■ **Code that draws figures**:
[start]
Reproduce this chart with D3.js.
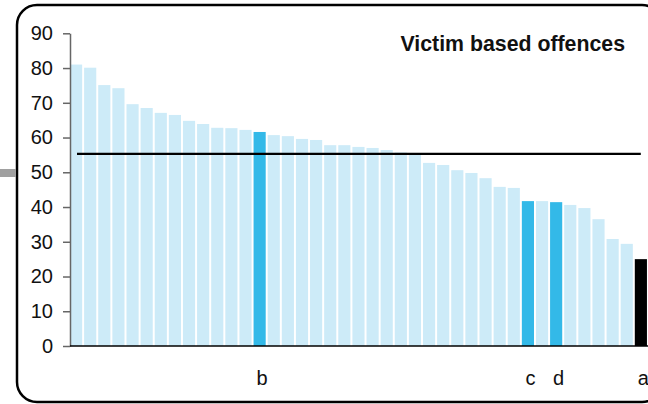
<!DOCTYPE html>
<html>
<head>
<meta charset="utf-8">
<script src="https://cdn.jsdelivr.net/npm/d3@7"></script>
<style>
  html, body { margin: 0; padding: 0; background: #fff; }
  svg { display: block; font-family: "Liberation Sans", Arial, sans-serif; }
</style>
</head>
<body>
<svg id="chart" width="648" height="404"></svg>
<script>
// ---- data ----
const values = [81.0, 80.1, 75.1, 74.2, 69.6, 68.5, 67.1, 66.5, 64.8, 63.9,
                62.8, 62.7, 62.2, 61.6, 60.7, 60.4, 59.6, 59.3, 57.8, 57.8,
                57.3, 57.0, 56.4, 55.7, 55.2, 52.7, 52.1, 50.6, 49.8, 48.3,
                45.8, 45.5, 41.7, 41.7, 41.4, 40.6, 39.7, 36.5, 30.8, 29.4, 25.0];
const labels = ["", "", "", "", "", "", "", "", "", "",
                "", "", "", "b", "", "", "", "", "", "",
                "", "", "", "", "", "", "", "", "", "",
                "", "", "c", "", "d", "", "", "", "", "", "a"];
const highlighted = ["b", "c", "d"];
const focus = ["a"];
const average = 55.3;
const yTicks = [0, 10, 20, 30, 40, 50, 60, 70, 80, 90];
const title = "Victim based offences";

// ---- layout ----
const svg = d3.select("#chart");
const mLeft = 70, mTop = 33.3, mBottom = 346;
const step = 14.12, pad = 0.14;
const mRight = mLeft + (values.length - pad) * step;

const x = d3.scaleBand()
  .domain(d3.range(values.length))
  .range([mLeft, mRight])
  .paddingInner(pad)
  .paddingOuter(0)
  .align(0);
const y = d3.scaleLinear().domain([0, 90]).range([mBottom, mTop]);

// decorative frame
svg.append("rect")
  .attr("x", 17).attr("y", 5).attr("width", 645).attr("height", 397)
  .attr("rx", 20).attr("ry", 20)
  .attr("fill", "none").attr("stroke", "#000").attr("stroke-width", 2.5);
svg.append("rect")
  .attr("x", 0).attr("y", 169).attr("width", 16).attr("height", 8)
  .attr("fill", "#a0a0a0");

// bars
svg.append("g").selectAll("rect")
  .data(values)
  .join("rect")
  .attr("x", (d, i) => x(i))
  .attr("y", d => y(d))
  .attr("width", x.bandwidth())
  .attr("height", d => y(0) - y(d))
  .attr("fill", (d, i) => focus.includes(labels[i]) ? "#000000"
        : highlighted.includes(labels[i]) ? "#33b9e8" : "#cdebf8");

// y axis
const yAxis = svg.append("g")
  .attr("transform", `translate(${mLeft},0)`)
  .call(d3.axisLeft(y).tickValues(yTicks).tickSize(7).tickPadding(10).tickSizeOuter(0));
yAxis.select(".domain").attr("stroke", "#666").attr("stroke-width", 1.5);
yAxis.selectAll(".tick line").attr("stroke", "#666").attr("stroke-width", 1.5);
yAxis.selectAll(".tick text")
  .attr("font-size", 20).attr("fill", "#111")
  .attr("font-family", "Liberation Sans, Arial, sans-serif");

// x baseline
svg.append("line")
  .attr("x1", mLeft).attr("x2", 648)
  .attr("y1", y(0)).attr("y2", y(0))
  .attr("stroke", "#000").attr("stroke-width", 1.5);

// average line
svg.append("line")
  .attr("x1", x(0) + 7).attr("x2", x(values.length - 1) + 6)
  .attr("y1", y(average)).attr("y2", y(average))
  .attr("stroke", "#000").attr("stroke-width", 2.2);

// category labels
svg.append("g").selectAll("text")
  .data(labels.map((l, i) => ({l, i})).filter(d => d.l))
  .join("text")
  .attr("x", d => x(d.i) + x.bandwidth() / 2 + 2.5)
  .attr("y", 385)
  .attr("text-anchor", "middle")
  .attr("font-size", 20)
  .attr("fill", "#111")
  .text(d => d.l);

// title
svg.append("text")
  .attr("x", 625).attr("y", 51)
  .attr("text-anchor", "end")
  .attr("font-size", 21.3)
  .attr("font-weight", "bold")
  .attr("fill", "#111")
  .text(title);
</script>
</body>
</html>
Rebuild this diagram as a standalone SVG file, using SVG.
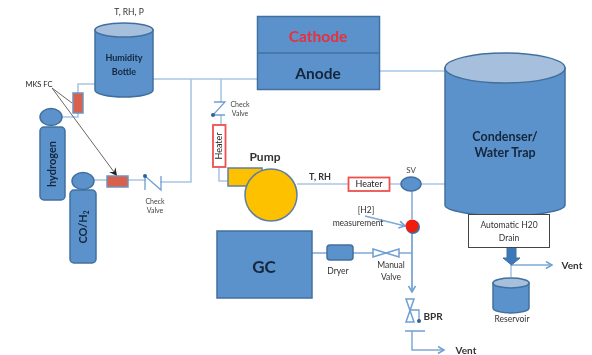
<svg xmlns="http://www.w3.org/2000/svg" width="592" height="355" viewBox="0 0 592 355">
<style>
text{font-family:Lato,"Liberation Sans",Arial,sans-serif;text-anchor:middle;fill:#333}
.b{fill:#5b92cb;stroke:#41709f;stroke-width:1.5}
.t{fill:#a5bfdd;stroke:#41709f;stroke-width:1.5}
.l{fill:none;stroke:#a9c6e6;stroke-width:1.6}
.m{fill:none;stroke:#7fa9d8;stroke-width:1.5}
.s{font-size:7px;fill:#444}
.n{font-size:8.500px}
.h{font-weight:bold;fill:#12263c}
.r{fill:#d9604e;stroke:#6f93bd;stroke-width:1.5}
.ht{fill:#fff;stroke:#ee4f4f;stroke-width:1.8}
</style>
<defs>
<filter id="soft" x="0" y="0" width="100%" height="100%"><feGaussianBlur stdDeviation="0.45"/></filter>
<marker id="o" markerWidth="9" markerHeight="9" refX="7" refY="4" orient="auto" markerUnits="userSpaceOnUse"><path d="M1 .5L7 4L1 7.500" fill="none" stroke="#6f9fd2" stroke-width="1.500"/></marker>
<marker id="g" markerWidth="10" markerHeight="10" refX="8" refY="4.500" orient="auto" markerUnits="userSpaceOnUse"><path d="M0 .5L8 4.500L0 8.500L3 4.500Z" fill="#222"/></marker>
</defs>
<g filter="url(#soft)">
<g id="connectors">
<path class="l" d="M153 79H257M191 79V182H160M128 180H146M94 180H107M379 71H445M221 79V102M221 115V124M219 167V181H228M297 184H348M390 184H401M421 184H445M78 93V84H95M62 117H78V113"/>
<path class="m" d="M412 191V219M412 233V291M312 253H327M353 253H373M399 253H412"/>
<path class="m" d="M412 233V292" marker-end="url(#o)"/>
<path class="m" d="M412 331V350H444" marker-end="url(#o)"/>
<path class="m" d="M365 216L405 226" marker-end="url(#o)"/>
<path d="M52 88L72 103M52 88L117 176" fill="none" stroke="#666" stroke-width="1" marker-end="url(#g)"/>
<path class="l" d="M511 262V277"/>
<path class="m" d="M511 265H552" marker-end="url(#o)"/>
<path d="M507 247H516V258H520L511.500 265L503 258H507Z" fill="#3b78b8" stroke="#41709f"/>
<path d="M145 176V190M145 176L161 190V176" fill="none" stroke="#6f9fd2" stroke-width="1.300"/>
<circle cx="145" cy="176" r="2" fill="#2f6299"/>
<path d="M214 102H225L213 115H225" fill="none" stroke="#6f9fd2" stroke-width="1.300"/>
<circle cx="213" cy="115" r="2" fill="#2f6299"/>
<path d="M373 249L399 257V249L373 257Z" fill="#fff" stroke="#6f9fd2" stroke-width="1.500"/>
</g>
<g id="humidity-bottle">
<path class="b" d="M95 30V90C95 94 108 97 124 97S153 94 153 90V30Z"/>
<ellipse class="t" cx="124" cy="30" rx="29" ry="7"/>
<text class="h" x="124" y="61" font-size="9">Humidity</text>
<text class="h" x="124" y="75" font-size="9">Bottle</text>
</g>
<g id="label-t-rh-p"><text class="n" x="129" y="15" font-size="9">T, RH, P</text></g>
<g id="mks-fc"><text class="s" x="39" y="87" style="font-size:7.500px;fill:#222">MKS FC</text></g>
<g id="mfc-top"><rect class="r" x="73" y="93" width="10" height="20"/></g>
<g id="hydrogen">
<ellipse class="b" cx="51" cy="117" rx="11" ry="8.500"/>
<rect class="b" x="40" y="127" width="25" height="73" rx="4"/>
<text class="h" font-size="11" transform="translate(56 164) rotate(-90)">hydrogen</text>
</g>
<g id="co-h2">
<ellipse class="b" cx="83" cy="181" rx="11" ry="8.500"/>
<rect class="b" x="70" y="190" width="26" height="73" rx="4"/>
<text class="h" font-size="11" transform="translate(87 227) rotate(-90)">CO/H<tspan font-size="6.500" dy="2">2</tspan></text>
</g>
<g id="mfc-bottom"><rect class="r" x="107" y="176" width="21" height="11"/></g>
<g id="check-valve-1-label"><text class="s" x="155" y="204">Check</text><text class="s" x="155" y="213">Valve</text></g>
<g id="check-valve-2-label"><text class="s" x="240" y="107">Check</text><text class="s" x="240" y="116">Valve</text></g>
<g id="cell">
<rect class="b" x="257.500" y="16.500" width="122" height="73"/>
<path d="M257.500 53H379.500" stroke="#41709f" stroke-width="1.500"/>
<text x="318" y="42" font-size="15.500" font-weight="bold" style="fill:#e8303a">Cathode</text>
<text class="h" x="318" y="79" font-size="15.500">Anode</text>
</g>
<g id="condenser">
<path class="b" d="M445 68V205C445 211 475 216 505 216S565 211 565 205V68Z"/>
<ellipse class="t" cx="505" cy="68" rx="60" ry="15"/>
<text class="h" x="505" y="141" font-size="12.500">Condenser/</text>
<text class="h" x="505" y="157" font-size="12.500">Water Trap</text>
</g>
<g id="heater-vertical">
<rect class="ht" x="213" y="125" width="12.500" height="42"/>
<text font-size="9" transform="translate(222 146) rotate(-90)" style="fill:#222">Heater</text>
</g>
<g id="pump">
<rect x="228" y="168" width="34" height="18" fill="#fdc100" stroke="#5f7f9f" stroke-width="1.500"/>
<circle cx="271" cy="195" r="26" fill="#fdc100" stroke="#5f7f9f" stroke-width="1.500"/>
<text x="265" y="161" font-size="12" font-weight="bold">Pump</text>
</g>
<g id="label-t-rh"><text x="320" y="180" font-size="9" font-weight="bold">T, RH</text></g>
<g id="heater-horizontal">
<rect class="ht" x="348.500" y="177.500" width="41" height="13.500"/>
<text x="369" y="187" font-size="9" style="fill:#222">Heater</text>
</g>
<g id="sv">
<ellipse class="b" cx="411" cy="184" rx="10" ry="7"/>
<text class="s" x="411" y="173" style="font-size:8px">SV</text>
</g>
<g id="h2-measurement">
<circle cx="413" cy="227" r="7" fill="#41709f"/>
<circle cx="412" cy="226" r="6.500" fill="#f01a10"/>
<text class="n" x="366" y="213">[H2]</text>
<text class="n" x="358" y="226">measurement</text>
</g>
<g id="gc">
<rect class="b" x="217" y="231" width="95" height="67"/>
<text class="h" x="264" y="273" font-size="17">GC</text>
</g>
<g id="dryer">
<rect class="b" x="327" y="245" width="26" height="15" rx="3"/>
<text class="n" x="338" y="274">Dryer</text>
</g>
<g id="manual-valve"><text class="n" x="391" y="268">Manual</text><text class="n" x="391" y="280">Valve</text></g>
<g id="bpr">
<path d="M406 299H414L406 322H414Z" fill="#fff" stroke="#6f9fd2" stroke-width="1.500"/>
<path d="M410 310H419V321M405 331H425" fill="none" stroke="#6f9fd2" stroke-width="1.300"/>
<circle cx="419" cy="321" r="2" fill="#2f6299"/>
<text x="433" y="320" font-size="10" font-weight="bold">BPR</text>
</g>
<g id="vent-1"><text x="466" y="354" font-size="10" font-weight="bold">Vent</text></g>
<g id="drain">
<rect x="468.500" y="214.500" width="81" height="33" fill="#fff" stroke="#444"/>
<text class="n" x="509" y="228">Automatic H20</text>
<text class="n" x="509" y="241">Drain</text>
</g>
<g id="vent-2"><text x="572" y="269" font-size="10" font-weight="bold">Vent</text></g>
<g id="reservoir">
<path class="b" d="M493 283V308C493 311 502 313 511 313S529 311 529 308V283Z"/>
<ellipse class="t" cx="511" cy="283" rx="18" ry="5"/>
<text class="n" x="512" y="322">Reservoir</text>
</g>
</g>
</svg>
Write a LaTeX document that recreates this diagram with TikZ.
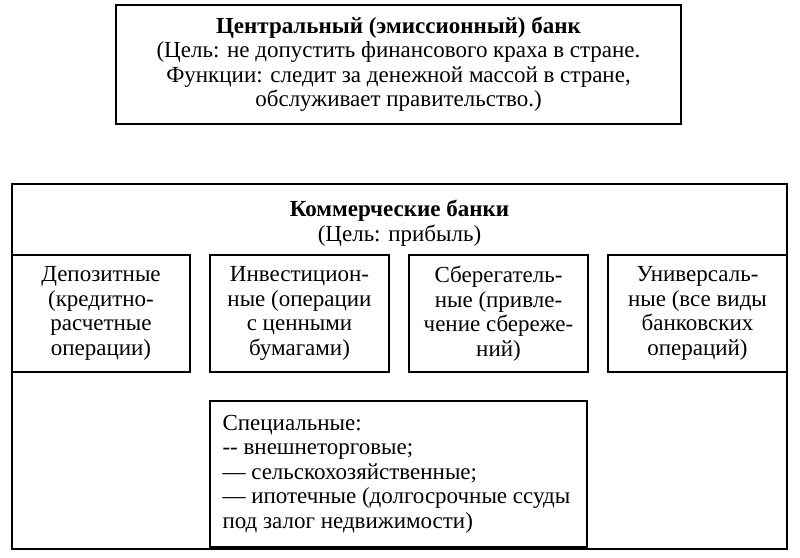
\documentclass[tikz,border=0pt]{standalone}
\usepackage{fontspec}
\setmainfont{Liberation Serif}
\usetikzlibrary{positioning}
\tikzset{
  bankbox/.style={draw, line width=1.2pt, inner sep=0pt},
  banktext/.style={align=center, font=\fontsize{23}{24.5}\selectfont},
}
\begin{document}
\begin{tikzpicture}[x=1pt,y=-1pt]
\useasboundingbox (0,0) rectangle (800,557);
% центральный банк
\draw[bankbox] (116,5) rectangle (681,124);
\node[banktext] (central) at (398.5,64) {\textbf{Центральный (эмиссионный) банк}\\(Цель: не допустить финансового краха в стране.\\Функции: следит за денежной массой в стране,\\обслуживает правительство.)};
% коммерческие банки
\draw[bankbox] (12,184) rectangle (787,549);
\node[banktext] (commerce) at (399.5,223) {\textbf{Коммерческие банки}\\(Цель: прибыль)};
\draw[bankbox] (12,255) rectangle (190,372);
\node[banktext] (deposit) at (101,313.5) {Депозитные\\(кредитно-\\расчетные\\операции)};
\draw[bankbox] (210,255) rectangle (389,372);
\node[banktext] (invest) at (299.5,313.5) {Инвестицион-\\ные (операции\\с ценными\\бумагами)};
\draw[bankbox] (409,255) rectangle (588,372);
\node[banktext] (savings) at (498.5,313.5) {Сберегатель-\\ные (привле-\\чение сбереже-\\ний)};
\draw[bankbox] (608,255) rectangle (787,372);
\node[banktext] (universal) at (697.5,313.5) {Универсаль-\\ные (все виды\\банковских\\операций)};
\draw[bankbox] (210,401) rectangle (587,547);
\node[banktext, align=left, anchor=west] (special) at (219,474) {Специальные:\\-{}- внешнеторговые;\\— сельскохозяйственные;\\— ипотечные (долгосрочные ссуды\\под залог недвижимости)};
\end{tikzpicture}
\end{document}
[end]
■ **WHAT YOU SHOULD DO**: Leave out any pictures, please, and quote only the lines from the top of the data through the line that contains "d3.scaleLinear().domain([0, 90]).range([mBottom, mTop]);".

■ **SOLUTION TO THIS TASK**:
Reproduce this chart with D3.js.
<!DOCTYPE html>
<html>
<head>
<meta charset="utf-8">
<script src="https://cdn.jsdelivr.net/npm/d3@7"></script>
<style>
  html, body { margin: 0; padding: 0; background: #fff; }
  svg { display: block; font-family: "Liberation Sans", Arial, sans-serif; }
</style>
</head>
<body>
<svg id="chart" width="648" height="404"></svg>
<script>
// ---- data ----
const values = [81.0, 80.1, 75.1, 74.2, 69.6, 68.5, 67.1, 66.5, 64.8, 63.9,
                62.8, 62.7, 62.2, 61.6, 60.7, 60.4, 59.6, 59.3, 57.8, 57.8,
                57.3, 57.0, 56.4, 55.7, 55.2, 52.7, 52.1, 50.6, 49.8, 48.3,
                45.8, 45.5, 41.7, 41.7, 41.4, 40.6, 39.7, 36.5, 30.8, 29.4, 25.0];
const labels = ["", "", "", "", "", "", "", "", "", "",
                "", "", "", "b", "", "", "", "", "", "",
                "", "", "", "", "", "", "", "", "", "",
                "", "", "c", "", "d", "", "", "", "", "", "a"];
const highlighted = ["b", "c", "d"];
const focus = ["a"];
const average = 55.3;
const yTicks = [0, 10, 20, 30, 40, 50, 60, 70, 80, 90];
const title = "Victim based offences";

// ---- layout ----
const svg = d3.select("#chart");
const mLeft = 70, mTop = 33.3, mBottom = 346;
const step = 14.12, pad = 0.14;
const mRight = mLeft + (values.length - pad) * step;

const x = d3.scaleBand()
  .domain(d3.range(values.length))
  .range([mLeft, mRight])
  .paddingInner(pad)
  .paddingOuter(0)
  .align(0);
const y = d3.scaleLinear().domain([0, 90]).range([mBottom, mTop]);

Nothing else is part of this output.